Abstract

A celebrated scientist is still being silenced because of his faith even years after his death.
But just 10 days before the event was due to be held, the vice-chancellor’s office received a visit from members of the Majlis Tahaffuz Khatm-e-Nabuwwat (MTKN). The MTKN is a Muslim religious movement that seeks to protect the belief in the finality of Mohammed’s prophethood.
Following the meeting, the event was postponed - much to the dismay of the organisers. The administration provided no written communication, but the MTKN’s visit had clearly accomplished its purpose. It claimed that the festival was being organised to commemorate the “enemy of Pakistan and Islam” and that Muslims in the country were “extremely angry” about it. In a letter addressed to the vice-chancellor, widely circulated on social media, the MTKN warned that if the event took place under the scientist Abdus Salam’s name, it would amount to “treachery”.
The letter “requested” the event be “cancelled with immediate effect” or be held under another Muslim scientist’s name. QAU, they said, should not be involved in promoting “the Qadiani network or a person” belonging to the Ahmadiyya faith. (“Qadiani” is widely considered to be a derogatory term used for Ahmadis.)
Salam, a theoretical physicist who died in 1996, is revered among many in the international science community for his unification of the weak nuclear and electromagnetic forces. He is the only Pakistani scientist to be awarded the Nobel Prize, which he shared jointly in 1979 with two American scientists - Sheldon Glashow and Steven Weinberg.
He is, however, reviled by many in Pakistan for belonging to the Ahmadiyya community. Constitutionally declared non-Muslims in the country in 1974, they endure persecution for their faith.
“They asked me to either change the name of the festival or cancel it,” said Niaz Ahmad Akhtar, the university’s vice-chancellor, talking to Index from Islamabad.
“I did not make any promises but assured [the MTKN] the administration will look into their request.”
He added he had not read the letter the group left with him.
“I won’t take dictation from outsiders,” he said. “The event will be held once the exams are over - it will be up to the organisers what name they want to use.”
Muhammad Jamil Aslam, a professor in the physics department and the festival’s chief organiser, is sceptical.
Theoretical physicist Abdus Salam teaching at Imperial College London
CREDIT: Keystone Press / Alamy
“We have to separate religion from science,” he said, adding that the purpose of the festival was “purely scientific” and that cancelling it did not make any sense for a university.
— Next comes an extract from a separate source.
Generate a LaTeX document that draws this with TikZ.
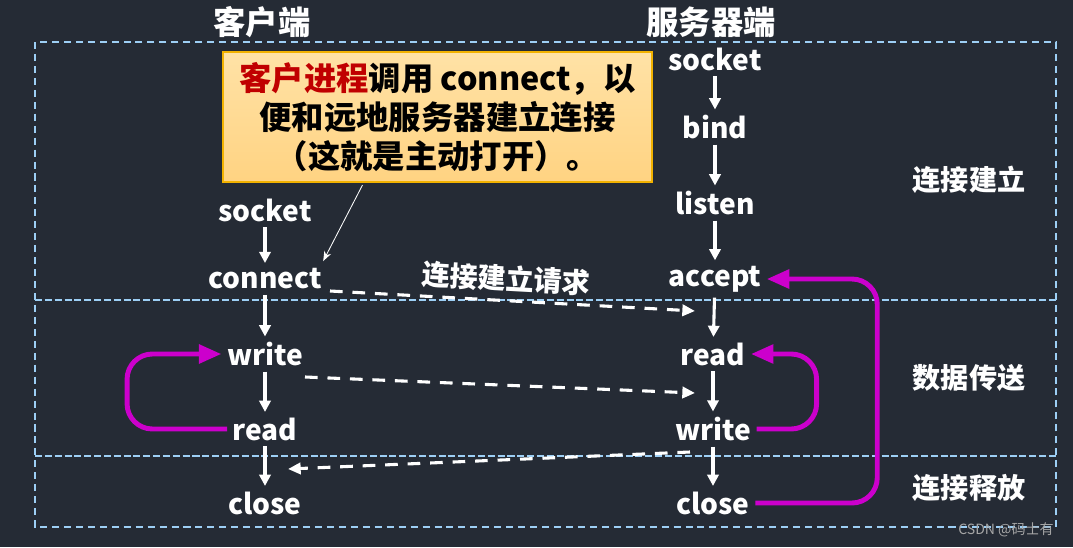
\documentclass[tikz,border=0pt]{standalone}
\usepackage{fontspec}
\setmainfont{Noto Sans CJK SC}
\usepackage{tikz}
\usetikzlibrary{arrows.meta}
\usetikzlibrary{positioning}
\definecolor{bg}{HTML}{252B35}
\definecolor{frame}{HTML}{9DCFF5}
\definecolor{mag}{HTML}{CC00CC}
\definecolor{boxtop}{HTML}{FFE2A6}
\definecolor{boxbot}{HTML}{FFD382}
\definecolor{boxline}{HTML}{F2B200}
\definecolor{redtxt}{HTML}{C00000}
\newcommand*{\bigfont}{\fontsize{23}{28}\selectfont\bfseries}
\newcommand*{\lblfont}{\fontsize{20}{24}\selectfont\bfseries}
\tikzstyle{base}=[x=0.025cm, y=-0.025cm, inner sep=0pt, outer sep=0pt]
\tikzstyle{lbl}=[text=white, font=\lblfont, inner sep=4pt]
\tikzstyle{side}=[text=white, font=\lblfont]
\tikzstyle{flow}=[white, line width=2.2pt, -{Triangle[length=8pt, width=8pt]}]
\tikzstyle{msg}=[white, line width=2.2pt, dash pattern=on 9pt off 7pt, -{Triangle[length=9pt, width=8pt]}]
\tikzstyle{loopy}=[mag, line width=3.5pt, rounded corners=18pt, -{Triangle[length=16pt, width=13pt]}]
\tikzstyle{divide}=[frame, line width=0.8pt, dash pattern=on 5pt off 2pt]

\begin{document}
\begin{tikzpicture}[base]
    \fill [bg] (0,0) rectangle (1073,547);
    \draw [frame, line width=1pt, dash pattern=on 5pt off 3.5pt] (35,42) rectangle (1056,527);
    \draw [divide] (35,300) -- (1056,300);
    \draw [divide] (35,456) -- (1056,456);

    \node [text=white, font=\bigfont] (ctitle) at (262,22) {客户端};
    \node [text=white, font=\bigfont] (stitle) at (711,22) {服务器端};

    \node [draw=boxline, line width=1pt, top color=boxtop, bottom color=boxbot,
           minimum width=10.72cm, minimum height=3.25cm, align=center, font=\bigfont,
           text=black] (callout) at (437.5,117)
        {\textcolor{redtxt}{客户进程}调用 connect，以\\便和远地服务器建立连接\\（这就是主动打开）。};

    \node [lbl] (csocket) at (265,210) {socket};
    \node [lbl] (cconnect) at (265,279) {connect};
    \node [lbl] (cwrite) at (265,354) {write};
    \node [lbl] (cread) at (265,429) {read};
    \node [lbl] (cclose) at (265,503) {close};

    \node [lbl] (ssocket) at (715,59) {socket};
    \node [lbl] (sbind) at (715,127) {bind};
    \node [lbl] (slisten) at (715,203) {listen};
    \node [lbl] (saccept) at (715,279) {accept};
    \node [lbl] (sread) at (713,354) {read};
    \node [lbl] (swrite) at (713,429) {write};
    \node [lbl] (sclose) at (713,503) {close};

    \node [side] (phase1) at (969,180) {连接建立};
    \node [side] (phase2) at (969,378) {数据传送};
    \node [side] (phase3) at (969,488) {连接释放};

    \draw [flow] (csocket) -- (cconnect);
    \draw [flow] (cconnect) -- (cwrite);
    \draw [flow] (cwrite) -- (cread);
    \draw [flow] (cread) -- (cclose);
    \draw [flow] (ssocket) -- (sbind);
    \draw [flow] (sbind) -- (slisten);
    \draw [flow] (slisten) -- (saccept);
    \draw [flow] (saccept) -- (sread);
    \draw [flow] (sread) -- (swrite);
    \draw [flow] (swrite) -- (sclose);

    \draw [white, line width=0.6pt, -{Stealth[length=7pt]}] ([shift={(-75,3)}]callout.south) -- ([shift={(-4,-2)}]cconnect.north east);

    \coordinate (reqa) at (330,291);
    \coordinate (reqb) at (695,311);
    \draw [msg] (reqa) -- (reqb) node [pos=0.48, above=6pt, sloped, text=white, font=\lblfont] (reqlbl) {连接建立请求};
    \coordinate (data1) at (305,377);
    \coordinate (data2) at (695,393);
    \draw [msg] (data1) -- (data2);
    \coordinate (fin1) at (690,452);
    \coordinate (fin2) at (288,469);
    \draw [msg] (fin1) -- (fin2);

    \draw [loopy] (cread.west) -- ++(-100,0) |- (cwrite.west);
    \draw [loopy] (swrite.east) -- ++(60,0) |- (sread.east);
    \draw [loopy] (sclose.east) -- ++(122,0) |- (saccept.east);

    \node [text=gray!70, font=\fontsize{10}{12}\selectfont] (mark) at (1006,530) {CSDN @码士有};
\end{tikzpicture}
\end{document}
Renowned Pakistani nuclear physicist Pervez Hoodbhoy, an associate of the late Salam who was invited to be the festival’s keynote speaker, was not surprised at the turn of the events.
“Pakistan is filled with religious hatred of every shape and form,” he said. “Salam loved Pakistan and did a lot for it, but that love was returned with persecution.”
Hoodbhoy recalled that in 1980, when Salam sought to visit QAU’s physics department (founded by his student), members of the Islami Jamiat-e-Talaba, an organisation that preaches Islam at modern institutions, had threatened that “they would break [Salam’s] legs” if he ever came on campus.
“We had been preparing for the festival since the beginning of the year, and it had received approval from our department head as well as the vice-chancellor,” said Syeda Ibtisam Naqvi, president of the Quaid-i-Azam Science Society that had organised the event. “What has religion got to do with this festival?”
The QAU students have vented their displeasure on various social media platforms. They have called Pakistan “a country that promotes hate and intolerance” and one that neither practises “true Islam” nor values “scientific research”.
Some are angry, asking why “fanatics are given so much power” and why “actual heroes” are never celebrated.
Pirzada, a physics student who goes by just one name, said the students could not come out and protest openly for fear of a violent backlash from religious extremists, giving the example of the mob lynching of Mashal Khan, a university student in Khyber Pakhtunkhwa province in 2017, who was accused of blasphemy.
More recently, in February this year, a teenage girl wearing a dress with Arabic calligraphy was hounded by a frenzied mob, who accused her of blasphemy after mistaking the printed words for verses from the Koran.
The state has remained a passive onlooker during all of this.
In the 1960s then President General Muhammad Ayub Khan appointed Salam his scientific adviser, when he established several leading science institutions such as the Space and Upper Atmosphere Research Commission.
Last year, Imperial College London named its central library after him. He had, after all, headed the college’s theoretical physics department.
It means that while he may be reviled by some in Pakistan, the wider world ensures he is honoured and not forgotten.